Question

Verify whether the values of $$x$$ given in each case are the zeroes of the polynomial or not?
$$p(x) = x^{2} - 1; x = \pm 1$$

Answer

**step1** Understanding the concept of a zero of a polynomial

A number is considered a zero of a polynomial if, when that number is substituted in place of the variable in the polynomial expression, the entire expression evaluates to zero. In this problem, we are given the polynomial $$p(x) = x^{2} - 1$$ and two specific values for $$x$$ to check: $$x = 1$$ and $$x = -1$$. Our task is to determine if substituting these values into $$p(x)$$ results in $$0$$.

**step2** Evaluating the polynomial for $$x = 1$$

We begin by substituting the first given value, $$x = 1$$, into our polynomial expression $$p(x) = x^{2} - 1$$.
$$p(1) = (1)^{2} - 1$$
To calculate $$(1)^{2}$$, we multiply $$1$$ by itself: $$1 \times 1 = 1$$.
So, the expression becomes:
$$p(1) = 1 - 1$$
$$p(1) = 0$$
Since $$p(1)$$ evaluates to $$0$$, $$x = 1$$ is indeed a zero of the polynomial $$p(x) = x^{2} - 1$$.

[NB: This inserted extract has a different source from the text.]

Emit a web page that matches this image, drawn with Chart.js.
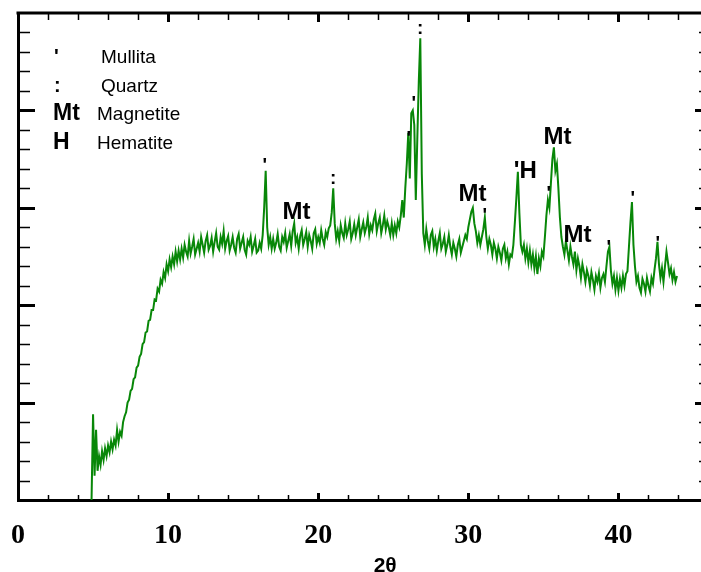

**step3** Evaluating the polynomial for $$x = -1$$

Next, we substitute the second given value, $$x = -1$$, into the polynomial expression $$p(x) = x^{2} - 1$$.
$$p(-1) = (-1)^{2} - 1$$
To calculate $$(-1)^{2}$$, we multiply $$-1$$ by itself: $$(-1) \times (-1)$$. When we multiply two negative numbers, the result is a positive number. Therefore, $$(-1) \times (-1) = 1$$.
So, the expression becomes:
$$p(-1) = 1 - 1$$
$$p(-1) = 0$$
Since $$p(-1)$$ also evaluates to $$0$$, $$x = -1$$ is indeed a zero of the polynomial $$p(x) = x^{2} - 1$$.

**step4** Conclusion

Based on our calculations, when we substitute $$x = 1$$ into the polynomial, $$p(1)$$ is $$0$$. Similarly, when we substitute $$x = -1$$ into the polynomial, $$p(-1)$$ is also $$0$$. Both values satisfy the condition for being a zero of the polynomial. Therefore, the given values $$x = \pm 1$$ are indeed the zeroes of the polynomial $$p(x) = x^{2} - 1$$.